Adding to the disinflationary case is the AI investment cycle, which is now well entrenched. Stronger productivity-led growth provides a structural tailwind for disinflation over time and, crucially, a forward-looking rationale for the Fed to support easing even before the last mile of inflation is won.
The path forward and a new Warsh Fed
Complicating the outlook is an evolving leadership backdrop. Now that the Department of Justice (DOJ) has dropped its criminal probe into the ongoing building renovations at the Fed, which could have delayed Chair Powell’s departure, we expect Warsh to make it through the nomination process and replace Powell as Fed Chair before the June meeting.

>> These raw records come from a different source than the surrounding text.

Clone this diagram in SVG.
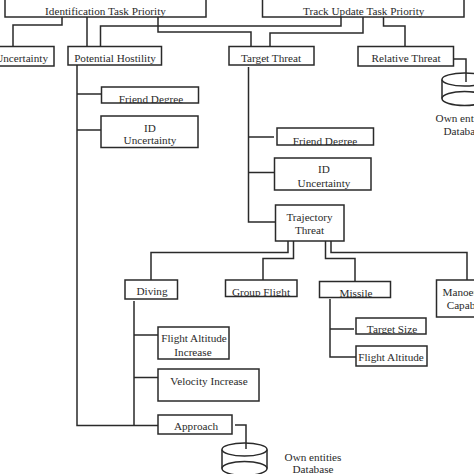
<svg xmlns="http://www.w3.org/2000/svg" width="474" height="474" viewBox="0 0 474 474">
<style>
.b{fill:#fff;stroke:#2a2a2a;stroke-width:1.5}
.c{fill:none;stroke:#2a2a2a;stroke-width:1.5}
text{font-family:"Liberation Serif","Times New Roman",serif;font-size:11.2px;fill:#2a2a2a;text-anchor:middle}
</style>
<defs>
<clipPath id="cFD1"><rect x="100" y="85" width="100" height="18"/></clipPath>
<clipPath id="cFD2"><rect x="275" y="126" width="100" height="19"/></clipPath>
<clipPath id="cGF"><rect x="225" y="280" width="73" height="16.5"/></clipPath>
<clipPath id="cMI"><rect x="319" y="281" width="72" height="16.5"/></clipPath>
<clipPath id="cTS"><rect x="356" y="318" width="71" height="16"/></clipPath>
<clipPath id="cDB"><rect x="430" y="120" width="44" height="15.5"/></clipPath>
<g id="cyl"><path class="b" d="M-22.500 6.500V25.500A22.500 7 0 0 0 22.500 25.500V6.500"/><ellipse class="b" cx="0" cy="6.500" rx="22.500" ry="6.500"/><path class="c" d="M-22.500 25.500A22.500 7 0 0 1 22.500 25.500"/></g>
</defs>
<g id="connectors">
<path class="c" d="M62 17V25H13V46M87 17V46M158 17V32H251V46M100.500 46V26H341V17M363 17V33H270V46M383.500 17V26H405V46"/>
<path class="c" d="M77 65V425.500H158M77 94H102M77 130H102"/>
<path class="c" d="M248.500 67V222H276M248.500 137H274M248.500 172.500H275"/>
<path class="c" d="M453.500 59H466V82"/>
<path class="c" d="M288 241V252.500H151V280M293.500 241V258.500H263V280M325.500 241V258.500H355V281M331 241V252.500H467V281"/>
<path class="c" d="M134 301V425.500M134 335H158M134 377.500H158"/>
<path class="c" d="M235 425H246V449"/>
<path class="c" d="M330 299V357H356M330 329H354"/>
</g>
<g id="n-identification"><rect class="b" x="5" y="-20" width="201" height="37"/><text x="105.500" y="15">Identification Task Priority</text></g>
<g id="n-track"><rect class="b" x="262.500" y="-20" width="201.500" height="37"/><text x="363.700" y="15">Track Update Task Priority</text></g>
<g id="n-uncertainty"><rect class="b" x="-30" y="46.500" width="84" height="19.500"/><text x="48" y="62" style="text-anchor:end">Uncertainty</text></g>
<g id="n-hostility"><rect class="b" x="68" y="46.500" width="93.500" height="18.500"/><text x="115" y="62">Potential Hostility</text></g>
<g id="n-target"><rect class="b" x="229" y="46.500" width="85" height="18.500"/><text x="271" y="62">Target Threat</text></g>
<g id="n-relative"><rect class="b" x="358" y="46.500" width="95.500" height="19.500"/><text x="406" y="62">Relative Threat</text></g>
<g id="n-db1"><use href="#cyl" transform="translate(464.500 73)"/><path class="c" d="M466 73V82"/><text x="464" y="122">Own entities</text><text x="464" y="135" clip-path="url(#cDB)">Database</text></g>
<g id="n-fd1"><rect class="b" x="101.500" y="87" width="97" height="16"/><text x="151" y="102.500" clip-path="url(#cFD1)">Friend Degree</text></g>
<g id="n-id1"><rect class="b" x="101" y="116" width="97" height="31.500"/><text x="150" y="131.500">ID</text><text x="150" y="144">Uncertainty</text></g>
<g id="n-fd2"><rect class="b" x="277" y="128" width="96.500" height="17"/><text x="325" y="144.500" clip-path="url(#cFD2)">Friend Degree</text></g>
<g id="n-id2"><rect class="b" x="274.500" y="158" width="96.500" height="32"/><text x="324" y="173">ID</text><text x="324" y="186.500">Uncertainty</text></g>
<g id="n-trajectory"><rect class="b" x="275.500" y="205" width="68.500" height="36"/><text x="309.500" y="221">Trajectory</text><text x="309.500" y="233.500">Threat</text></g>
<g id="n-diving"><rect class="b" x="125" y="280" width="52.500" height="19"/><text x="152" y="295">Diving</text></g>
<g id="n-group"><rect class="b" x="225.500" y="280" width="71.500" height="16.500"/><text x="261" y="295.500" clip-path="url(#cGF)">Group Flight</text></g>
<g id="n-missile"><rect class="b" x="319.500" y="281.500" width="71" height="16"/><text x="356" y="296.500" clip-path="url(#cMI)">Missile</text></g>
<g id="n-manoeuvre"><rect class="b" x="436.500" y="280" width="50" height="37"/><text x="468" y="295.700">Manoeuvre</text><text x="470" y="309">Capability</text></g>
<g id="n-target-size"><rect class="b" x="356" y="318" width="70" height="16"/><text x="392" y="333" clip-path="url(#cTS)">Target Size</text></g>
<g id="n-flight-alt"><rect class="b" x="356" y="346" width="71" height="20"/><text x="391" y="361">Flight Altitude</text></g>
<g id="n-fai"><rect class="b" x="158" y="327" width="71" height="32"/><text x="194" y="342">Flight Altitude</text><text x="193" y="356">Increase</text></g>
<g id="n-velocity"><rect class="b" x="158" y="369" width="101" height="32"/><text x="209" y="384.700">Velocity Increase</text></g>
<g id="n-approach"><rect class="b" x="158" y="415" width="74" height="19"/><text x="196" y="430">Approach</text></g>
<g id="n-db2"><use href="#cyl" transform="translate(244.500 443)"/><path class="c" d="M246 443V449"/><text x="313" y="461">Own entities</text><text x="313" y="473">Database</text></g>
</svg>
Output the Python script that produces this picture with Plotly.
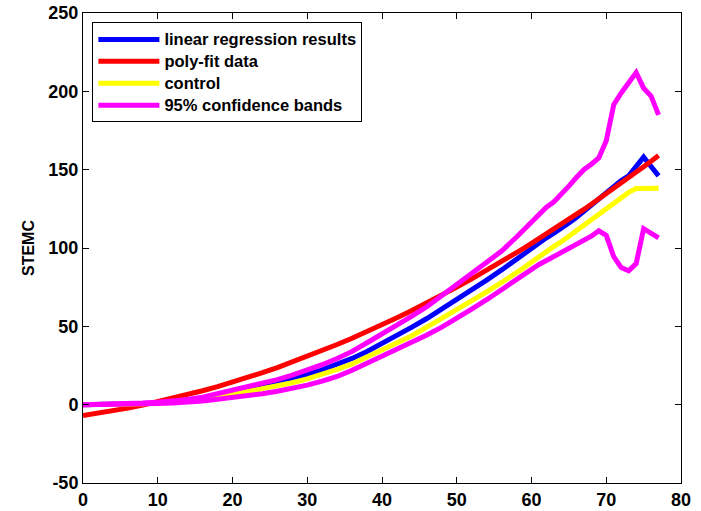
import plotly.graph_objects as go

x = list(range(0, 59, 2)) + list(range(59, 78))

linear_regression = [0, 0.05, 0.2, 0.4, 0.8, 1.3, 2.0, 2.9, 4.1, 5.8, 8, 9.8, 11.8, 14, 16.5,
                     19.2, 22.2, 25.5, 29.5, 34, 39, 44, 49.5, 55, 61, 67, 73, 79.5, 86, 93,
                     96.5, 100, 103.5, 106.5, 109.5, 112.5, 116, 119.5, 123.5, 127.5, 131.5,
                     135.5, 140, 143, 146, 152, 158, 152, 146]

poly_fit = [-7.0, -5.6, -4.0, -2.2, -0.3, 1.8, 4.0, 6.3, 8.9, 11.5, 14.3, 17.3, 20.4, 23.7, 27.2,
            30.7, 34.5, 38.4, 42.4, 46.6, 51.0, 55.5, 60.1, 64.9, 69.9, 75.0, 80.3, 85.7, 91.3, 97.0,
            99.9, 102.9, 105.9, 108.9, 112.0, 115.1, 118.2, 121.4, 124.6, 127.9, 131.2,
            134.5, 137.9, 141.3, 144.8, 148.3, 151.8, 155.4, 159.0]

control = [0, 0, 0.1, 0.3, 0.6, 1.0, 1.6, 2.3, 3.3, 4.7, 6.5, 8.0, 9.8, 11.8, 14,
           16.5, 19.3, 22.5, 26, 30.3, 35, 39.5, 44, 49.5, 55, 61, 66.5, 72, 78, 84,
           87.5, 91, 94.5, 98, 101, 104, 107.5, 111, 114.5, 118, 121.5,
           125, 128.5, 132, 135.5, 138, 138.2, 138.2, 138.2]

conf_upper = [0, 0.1, 0.3, 0.6, 1.0, 1.5, 2.3, 3.3, 4.8, 7, 9.8, 11.8, 13.5, 16, 18.8,
              22, 25.5, 29.5, 34, 39.5, 45, 51, 56.5, 62.5, 69.5, 77, 84, 90.5, 98, 107,
              112, 117, 122, 126, 129.5, 134, 139.5, 145, 150, 153.5, 157.5,
              168.5, 191.5, 199, 206, 212, 202, 197, 185]

conf_lower = [0, 0, 0.05, 0.2, 0.4, 0.7, 1.1, 1.6, 2.4, 3.4, 4.5, 5.6, 7.0, 8.6, 10.4,
              12.5, 15, 18, 22, 26.5, 31, 35, 39.5, 44.5, 49.5, 55, 61, 67, 73.5, 80.5,
              83.5, 86.5, 89.5, 92, 94.5, 97, 99.5, 102, 104.5, 107.5, 111,
              108, 94.5, 87.5, 85.5, 90, 112.3, 109.5, 106.5]

series_names = ["linear regression results", "poly-fit data", "control", "95% confidence bands"]
x_ticks = [0, 10, 20, 30, 40, 50, 60, 70, 80]
y_ticks = [-50, 0, 50, 100, 150, 200, 250]

FONT = "Liberation Sans, Arial, Helvetica, sans-serif"
LW = 5


def legend_label(text):
    return '<span style="font-size:16.5px">' + text + '</span>'


fig = go.Figure()
fig.add_trace(go.Scatter(x=x, y=linear_regression, mode="lines", name=legend_label(series_names[0]),
                         line=dict(color="#0000FF", width=LW)))
fig.add_trace(go.Scatter(x=x, y=poly_fit, mode="lines", name=legend_label(series_names[1]),
                         line=dict(color="#FF0000", width=LW)))
fig.add_trace(go.Scatter(x=x, y=control, mode="lines", name=legend_label(series_names[2]),
                         line=dict(color="#FFFF00", width=LW)))
fig.add_trace(go.Scatter(x=x, y=conf_upper, mode="lines", name=legend_label(series_names[3]),
                         legendgroup="cb", line=dict(color="#FF00FF", width=LW)))
fig.add_trace(go.Scatter(x=x, y=conf_lower, mode="lines", name=legend_label(series_names[3]),
                         legendgroup="cb", showlegend=False,
                         line=dict(color="#FF00FF", width=LW)))

axis_common = dict(showgrid=False, zeroline=False, showline=True, linecolor="black",
                   linewidth=1, mirror="ticks", ticks="inside", ticklen=6, tickcolor="black",
                   automargin=False,
                   tickfont=dict(family=FONT, size=18, color="black", weight="bold"))

fig.update_xaxes(range=[0, 80], tickvals=x_ticks, ticktext=[str(v) for v in x_ticks], **axis_common)
fig.update_yaxes(range=[-50, 250], tickvals=y_ticks, ticktext=[str(v) for v in y_ticks],
                 title=dict(text="STEMC", font=dict(family=FONT, size=16, color="black", weight="bold"),
                            standoff=9),
                 **axis_common)

fig.update_layout(
    width=701, height=511,
    margin=dict(l=83, r=20, t=13, b=28),
    paper_bgcolor="white", plot_bgcolor="white",
    font=dict(family=FONT, size=16, color="black"),
    legend=dict(x=0.0157, y=0.980, xanchor="left", yanchor="top",
                bgcolor="white", bordercolor="black", borderwidth=1,
                itemwidth=61, tracegroupgap=0,
                font=dict(family=FONT, size=14.6, color="black", weight="bold")),
    showlegend=True,
)

fig.write_html("out.html", config={"displayModeBar": False},
               post_script="document.body.style.margin='0';")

Warsh has a different approach to inflation, preferring to consider “underlying” trend inflation captured by trimmed mean estimates rather than the more traditional core PCE. Latest trimmed measures are tracking below 2 percent. Warsh is also a strong believer in AI-driven productivity growth, implicitly suggesting that growth can accelerate with little, if any, inflation risk. We think this predisposes him to advocating for further rate cuts in contrast to Powell.
Near term, the outlook for rates is closely tied to the trajectory of energy markets and the Iran conflict. A continued normalization would bring conditions closer to those that prevailed earlier in the year, when easing was a more immediate consideration. A deeper resolution to the conflict could accelerate that repricing further, with short rate tenors (2s & 5s) rallying the most, not just in the US but also Europe, where central bank tightening is currently priced. In Japan, the conflict has also muddied the waters for the BoJ’s rate normalization path. Normalization will allow this to get back on track.
In sum, for the US, the fundamental conditions for resuming easing are gradually falling into place: energy prices are showing signs of stabilizing, inflation expectations are anchored, and the structural case for disinflation remains intact. While the Fed will move carefully and later than markets might prefer, the direction of travel is less in doubt.